====== DATA PROVIDED ======

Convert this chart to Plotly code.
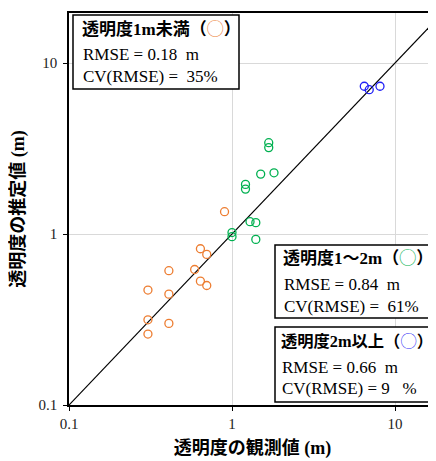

======
====== DATA PROVIDED ======

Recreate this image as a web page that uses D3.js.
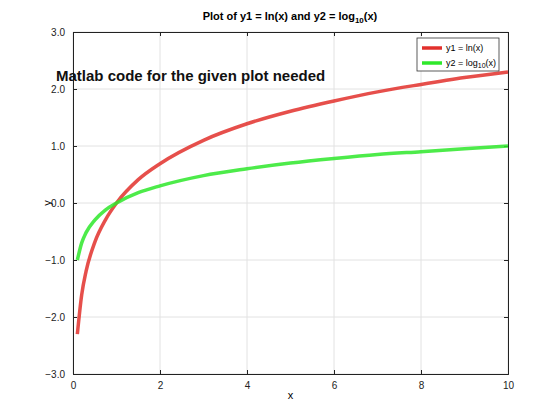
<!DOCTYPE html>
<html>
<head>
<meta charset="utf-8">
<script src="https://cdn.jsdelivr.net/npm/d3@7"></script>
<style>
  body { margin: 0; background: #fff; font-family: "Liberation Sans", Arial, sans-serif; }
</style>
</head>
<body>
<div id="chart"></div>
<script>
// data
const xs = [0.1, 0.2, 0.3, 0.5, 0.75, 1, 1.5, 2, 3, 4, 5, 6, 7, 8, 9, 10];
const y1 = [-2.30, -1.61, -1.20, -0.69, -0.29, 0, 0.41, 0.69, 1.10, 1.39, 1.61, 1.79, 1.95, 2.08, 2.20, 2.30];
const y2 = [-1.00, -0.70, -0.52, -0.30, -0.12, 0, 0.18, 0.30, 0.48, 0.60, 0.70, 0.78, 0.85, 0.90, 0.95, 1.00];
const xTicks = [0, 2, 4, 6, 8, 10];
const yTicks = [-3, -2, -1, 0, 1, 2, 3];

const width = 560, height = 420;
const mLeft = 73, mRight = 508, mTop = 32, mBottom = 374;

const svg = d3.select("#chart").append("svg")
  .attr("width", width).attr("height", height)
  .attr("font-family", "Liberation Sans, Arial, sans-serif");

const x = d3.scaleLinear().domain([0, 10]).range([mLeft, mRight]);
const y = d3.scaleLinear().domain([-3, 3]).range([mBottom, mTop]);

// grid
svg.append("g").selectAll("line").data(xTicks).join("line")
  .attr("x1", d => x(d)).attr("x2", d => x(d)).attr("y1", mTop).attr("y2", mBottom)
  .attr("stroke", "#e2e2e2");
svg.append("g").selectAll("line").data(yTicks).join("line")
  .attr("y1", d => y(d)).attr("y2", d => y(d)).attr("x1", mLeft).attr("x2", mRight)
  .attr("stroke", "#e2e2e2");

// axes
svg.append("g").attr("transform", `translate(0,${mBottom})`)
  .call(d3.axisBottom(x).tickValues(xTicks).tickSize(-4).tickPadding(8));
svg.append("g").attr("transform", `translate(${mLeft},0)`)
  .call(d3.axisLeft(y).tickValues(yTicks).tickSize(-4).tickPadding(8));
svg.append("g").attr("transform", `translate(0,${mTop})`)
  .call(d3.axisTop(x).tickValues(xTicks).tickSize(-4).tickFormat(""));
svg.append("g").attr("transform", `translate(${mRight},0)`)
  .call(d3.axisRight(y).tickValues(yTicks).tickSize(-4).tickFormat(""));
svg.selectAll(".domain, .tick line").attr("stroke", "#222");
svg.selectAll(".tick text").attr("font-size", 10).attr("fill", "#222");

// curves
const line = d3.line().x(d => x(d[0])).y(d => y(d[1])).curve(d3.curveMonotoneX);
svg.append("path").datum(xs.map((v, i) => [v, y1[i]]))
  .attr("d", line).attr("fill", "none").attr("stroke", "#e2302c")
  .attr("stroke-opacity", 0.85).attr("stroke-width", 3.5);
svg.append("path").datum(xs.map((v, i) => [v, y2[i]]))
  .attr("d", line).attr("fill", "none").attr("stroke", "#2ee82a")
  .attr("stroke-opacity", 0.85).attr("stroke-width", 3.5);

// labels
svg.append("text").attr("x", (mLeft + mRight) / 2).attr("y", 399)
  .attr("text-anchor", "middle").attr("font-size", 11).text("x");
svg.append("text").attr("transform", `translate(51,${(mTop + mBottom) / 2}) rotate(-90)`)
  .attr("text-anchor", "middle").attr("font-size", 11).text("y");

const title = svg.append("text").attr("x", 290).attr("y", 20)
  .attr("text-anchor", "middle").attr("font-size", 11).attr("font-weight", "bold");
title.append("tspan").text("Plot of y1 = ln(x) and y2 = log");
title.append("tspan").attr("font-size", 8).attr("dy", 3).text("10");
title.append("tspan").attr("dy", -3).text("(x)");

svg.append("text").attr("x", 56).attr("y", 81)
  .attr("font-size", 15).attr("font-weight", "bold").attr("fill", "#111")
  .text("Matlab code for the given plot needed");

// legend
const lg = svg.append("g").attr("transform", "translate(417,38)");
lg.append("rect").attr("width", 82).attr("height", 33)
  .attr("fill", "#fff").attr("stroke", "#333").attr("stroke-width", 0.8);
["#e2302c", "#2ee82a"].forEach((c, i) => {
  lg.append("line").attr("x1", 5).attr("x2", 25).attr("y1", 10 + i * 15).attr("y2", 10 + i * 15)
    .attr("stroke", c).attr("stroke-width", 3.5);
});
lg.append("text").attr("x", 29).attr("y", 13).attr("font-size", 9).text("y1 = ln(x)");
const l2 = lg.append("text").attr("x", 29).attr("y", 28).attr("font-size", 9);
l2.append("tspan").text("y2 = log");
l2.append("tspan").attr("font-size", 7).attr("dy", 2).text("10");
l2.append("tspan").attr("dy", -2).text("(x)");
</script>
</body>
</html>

======

> TASK PROMPT
Drop the images and output only the lines from the one that contains "Recreate this image" to the one that contains "const mLeft = 73, mRight", both included.

> RESULT BELOW
Recreate this image as a web page that uses D3.js.
<!DOCTYPE html>
<html>
<head>
<meta charset="utf-8">
<script src="https://cdn.jsdelivr.net/npm/d3@7"></script>
<style>
  body { margin: 0; background: #fff; font-family: "Liberation Sans", Arial, sans-serif; }
</style>
</head>
<body>
<div id="chart"></div>
<script>
// data
const xs = [0.1, 0.2, 0.3, 0.5, 0.75, 1, 1.5, 2, 3, 4, 5, 6, 7, 8, 9, 10];
const y1 = [-2.30, -1.61, -1.20, -0.69, -0.29, 0, 0.41, 0.69, 1.10, 1.39, 1.61, 1.79, 1.95, 2.08, 2.20, 2.30];
const y2 = [-1.00, -0.70, -0.52, -0.30, -0.12, 0, 0.18, 0.30, 0.48, 0.60, 0.70, 0.78, 0.85, 0.90, 0.95, 1.00];
const xTicks = [0, 2, 4, 6, 8, 10];
const yTicks = [-3, -2, -1, 0, 1, 2, 3];

const width = 560, height = 420;
const mLeft = 73, mRight = 508, mTop = 32, mBottom = 374;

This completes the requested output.